Ms. Redding, however, disagrees. In mid 2006, she was introduced to Muslim prayers, and "they moved her profoundly." Becoming a Muslim "is not an automatic abandonment of Christianity," she insists. Of her defrocking, she said, "I am very sad. I'm sad at the loss of this cherished honor of having served as a priest." She also is saddened by the "narrow vision of what the church accepts."
Eugene Webb, professor emeritus of comparative religion at the University of Washington, is on her side. He says today in my source for all this, the Seattle Times, "there are streams of tradition that are mutually exclusive; there are also streams that are not mutually exclusive.

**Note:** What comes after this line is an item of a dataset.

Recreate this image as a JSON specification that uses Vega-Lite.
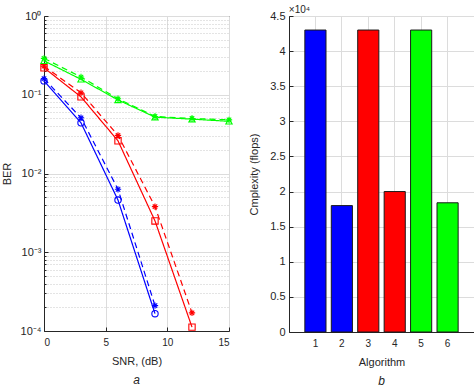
{
  "$schema": "https://vega.github.io/schema/vega-lite/v6.json",
  "background": "white",
  "padding": {"left": 0, "top": 4, "right": 2, "bottom": 0},
  "spacing": 13,
  "config": {
    "font": "Liberation Sans",
    "view": {"stroke": "#262626", "strokeWidth": 1},
    "axis": {
      "labelFontSize": 10,
      "labelColor": "#262626",
      "titleFontSize": 11,
      "titleFontWeight": "normal",
      "titleColor": "#262626",
      "domainColor": "#262626",
      "tickColor": "#262626",
      "gridColor": "#dcdcdc"
    },
    "title": {"font": "Liberation Sans", "fontWeight": "normal", "color": "#262626"}
  },
  "hconcat": [
    {
      "width": 185,
      "height": 315,
      "title": {"text": "a", "orient": "bottom", "fontStyle": "italic", "fontSize": 12, "offset": 9},
      "data": {"values": [
        {"series": "s1", "snr": 0, "ber": 0.15},
        {"series": "s1", "snr": 3, "ber": 0.044},
        {"series": "s1", "snr": 6, "ber": 0.0046},
        {"series": "s1", "snr": 9, "ber": 0.000166},
        {"series": "s2", "snr": 0, "ber": 0.16},
        {"series": "s2", "snr": 3, "ber": 0.051},
        {"series": "s2", "snr": 6, "ber": 0.0063},
        {"series": "s2", "snr": 9, "ber": 0.00021},
        {"series": "s3", "snr": 0, "ber": 0.22},
        {"series": "s3", "snr": 3, "ber": 0.094},
        {"series": "s3", "snr": 6, "ber": 0.026},
        {"series": "s3", "snr": 9, "ber": 0.0025},
        {"series": "s3", "snr": 12, "ber": 0.000112},
        {"series": "s4", "snr": 0, "ber": 0.23},
        {"series": "s4", "snr": 3, "ber": 0.106},
        {"series": "s4", "snr": 6, "ber": 0.0305},
        {"series": "s4", "snr": 9, "ber": 0.0038},
        {"series": "s4", "snr": 12, "ber": 0.00017},
        {"series": "s5", "snr": 0, "ber": 0.27},
        {"series": "s5", "snr": 3, "ber": 0.157},
        {"series": "s5", "snr": 6, "ber": 0.086},
        {"series": "s5", "snr": 9, "ber": 0.052},
        {"series": "s5", "snr": 12, "ber": 0.049},
        {"series": "s5", "snr": 15, "ber": 0.046},
        {"series": "s6", "snr": 0, "ber": 0.29},
        {"series": "s6", "snr": 3, "ber": 0.168},
        {"series": "s6", "snr": 6, "ber": 0.089},
        {"series": "s6", "snr": 9, "ber": 0.053},
        {"series": "s6", "snr": 12, "ber": 0.05},
        {"series": "s6", "snr": 15, "ber": 0.048}
      ]},
      "encoding": {
        "x": {
          "field": "snr", "type": "quantitative",
          "scale": {"domain": [0, 15], "nice": false},
          "axis": {"title": "SNR, (dB)", "values": [0, 5, 10, 15], "grid": true, "tickSize": -4, "labelPadding": 10, "titlePadding": 8}
        },
        "y": {
          "field": "ber", "type": "quantitative",
          "scale": {"type": "log", "domain": [0.0001, 1], "nice": false},
          "axis": {
            "title": "BER",
            "values": [0.0001, 0.0002, 0.0003, 0.0004, 0.0005, 0.0006, 0.0007, 0.0008, 0.0009, 0.001, 0.002, 0.003, 0.004, 0.005, 0.006, 0.007, 0.008, 0.009, 0.01, 0.02, 0.03, 0.04, 0.05, 0.06, 0.07, 0.08, 0.09, 0.1, 0.2, 0.3, 0.4, 0.5, 0.6, 0.7, 0.8, 0.9, 1],
            "labelExpr": "datum.value == 1 ? '10⁰' : datum.value == 0.1 ? '10⁻¹' : datum.value == 0.01 ? '10⁻²' : datum.value == 0.001 ? '10⁻³' : datum.value == 0.0001 ? '10⁻⁴' : ''",
            "labelFontSize": 11,
            "grid": true,
            "gridColor": {"condition": {"test": "indexof([1, 0.1, 0.01, 0.001, 0.0001], datum.value) >= 0", "value": "#dcdcdc"}, "value": "#c8c8c8"},
            "gridDash": {"condition": {"test": "indexof([1, 0.1, 0.01, 0.001, 0.0001], datum.value) >= 0", "value": []}, "value": [1, 2]},
            "tickSize": {"condition": {"test": "indexof([1, 0.1, 0.01, 0.001, 0.0001], datum.value) >= 0", "value": -4}, "value": -2},
            "labelPadding": 7,
            "titlePadding": 8
          }
        },
        "color": {
          "field": "series", "type": "nominal",
          "scale": {"domain": ["s1", "s2", "s3", "s4", "s5", "s6"], "range": ["#0000ff", "#0000ff", "#ff0000", "#ff0000", "#00ff00", "#00ff00"]},
          "legend": null
        }
      },
      "layer": [
        {
          "mark": {"type": "line", "strokeWidth": 1.2},
          "encoding": {
            "strokeDash": {
              "field": "series", "type": "nominal",
              "scale": {"domain": ["s1", "s2", "s3", "s4", "s5", "s6"], "range": [[1, 0], [6, 4], [1, 0], [6, 4], [1, 0], [6, 4]]},
              "legend": null
            }
          }
        },
        {
          "mark": {"type": "point", "filled": false, "size": 40, "strokeWidth": 1.1, "opacity": 1},
          "encoding": {
            "shape": {
              "field": "series", "type": "nominal",
              "scale": {"domain": ["s1", "s2", "s3", "s4", "s5", "s6"], "range": ["circle", "M0,-1L0,1M-1,0L1,0M-0.7,-0.7L0.7,0.7M-0.7,0.7L0.7,-0.7", "square", "M0,-1L0,1M-1,0L1,0M-0.7,-0.7L0.7,0.7M-0.7,0.7L0.7,-0.7", "triangle-up", "M0,-1L0,1M-1,0L1,0M-0.7,-0.7L0.7,0.7M-0.7,0.7L0.7,-0.7"]},
              "legend": null
            }
          }
        }
      ]
    },
    {
      "width": 185,
      "height": 316,
      "title": {"text": "b", "orient": "bottom", "fontStyle": "italic", "fontSize": 12, "offset": 9},
      "layer": [
        {
          "data": {"values": [
            {"alg": "1", "flops": 43000},
            {"alg": "2", "flops": 18000},
            {"alg": "3", "flops": 43000},
            {"alg": "4", "flops": 20000},
            {"alg": "5", "flops": 43000},
            {"alg": "6", "flops": 18400}
          ]},
          "mark": {"type": "bar", "stroke": "#1a1a1a", "strokeWidth": 1},
          "encoding": {
            "x": {
              "field": "alg", "type": "ordinal",
              "scale": {"paddingInner": 0.2, "paddingOuter": 0.6},
              "axis": {"title": "Algorithm", "labelAngle": 0, "grid": true, "bandPosition": 0.5, "tickSize": -4, "labelPadding": 10, "titlePadding": 8}
            },
            "y": {
              "field": "flops", "type": "quantitative",
              "scale": {"domain": [0, 45000], "nice": false},
              "axis": {"title": "Cmplexity (flops)", "values": [0, 5000, 10000, 15000, 20000, 25000, 30000, 35000, 40000, 45000], "labelExpr": "datum.value / 10000 + ''", "labelFontSize": 11, "grid": true, "tickSize": -4, "labelPadding": 8, "titlePadding": 10}
            },
            "color": {
              "field": "alg", "type": "nominal",
              "scale": {"domain": ["1", "2", "3", "4", "5", "6"], "range": ["#0000ff", "#0000ff", "#ff0000", "#ff0000", "#00ff00", "#00ff00"]},
              "legend": null
            }
          }
        },
        {
          "data": {"values": [{"note": "×10⁴"}]},
          "mark": {"type": "text", "align": "left", "baseline": "bottom", "fontSize": 10, "color": "#262626", "dx": -16, "dy": -1},
          "encoding": {
            "x": {"datum": "1", "type": "ordinal", "bandPosition": 0, "axis": {"title": "Algorithm", "labelAngle": 0, "grid": true, "bandPosition": 0.5, "tickSize": -4, "labelPadding": 10, "titlePadding": 8}},
            "y": {"datum": 45000, "type": "quantitative", "axis": {"title": "Cmplexity (flops)", "values": [0, 5000, 10000, 15000, 20000, 25000, 30000, 35000, 40000, 45000], "labelExpr": "datum.value / 10000 + ''", "labelFontSize": 11, "grid": true, "tickSize": -4, "labelPadding": 8, "titlePadding": 10}},
            "text": {"field": "note"}
          }
        }
      ]
    }
  ]
}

Ann is exploring those."
Fill me in, Ms. Redding. I read about Christians murdered by Muslims for their faith in Pakistan, India, Indonesia, Israel, Australia, throughout Africa--and here on 9-11. Exactly which Muslim streams welcome female Episcopal priests?
Apparently, the now-retired bishop who previously supervised Redding in the Olympia diocese here in Washington, "said he regarded the priest's dual faith as exciting in its interfaith possibilities." I can only imagine.
Redding says she was "called to both faiths," and, given her new book, Out of Darkness Into Light: Spiritual Guidance in the Quran with Reflections from Christian and Jewish Sources, (co-authored with Jamal Rahman and Kathleen Schmit Elias) she could add a third. There might be a little confusion, however, over which wife Abraham actually favored (Sarah or Hagar), and which son was bound and nearly sacrificed (Isaac or Ishmael); the contradictions take off from there. Oh, there could be a little issue with Jesus versus The Prophet Mohammad, too.
Redding maintains she has not "abandoned the Communion of the Episcopal Church by formal admission into a religious body not in communion with the Episcopal Church," as the commission who studied her case charged. She was given ample opportunity to gracefully resign from the priesthood, or drop her Muslim moniker, but she refused both.
As a result, she's trying to stretch her fifteen minutes of fame, looking for a contract for her memoirs and starting "Abrahamic Reunion West," a nonprofit seeking to "bring together the Abrahamic faiths."
I wish her well on her religious adventures.
Unfortunately, the last thing I read about an organization aiming to make nice between Muslims and surrounding communities was pretty grim. About six weeks ago, the founder of Bridges TV near Buffalo, New York--the purpose of which was to "overcome negative stereotypes" of Islam--was arrested for beheading his wife.
I don't associate that murderer with Ms. Redding in any way, of course, but I'd like to see how she reconciles principles of the "religion of peace" with the Episcopal denomination with which 55% of our founding fathers affiliated. They seem mutually exclusive to me.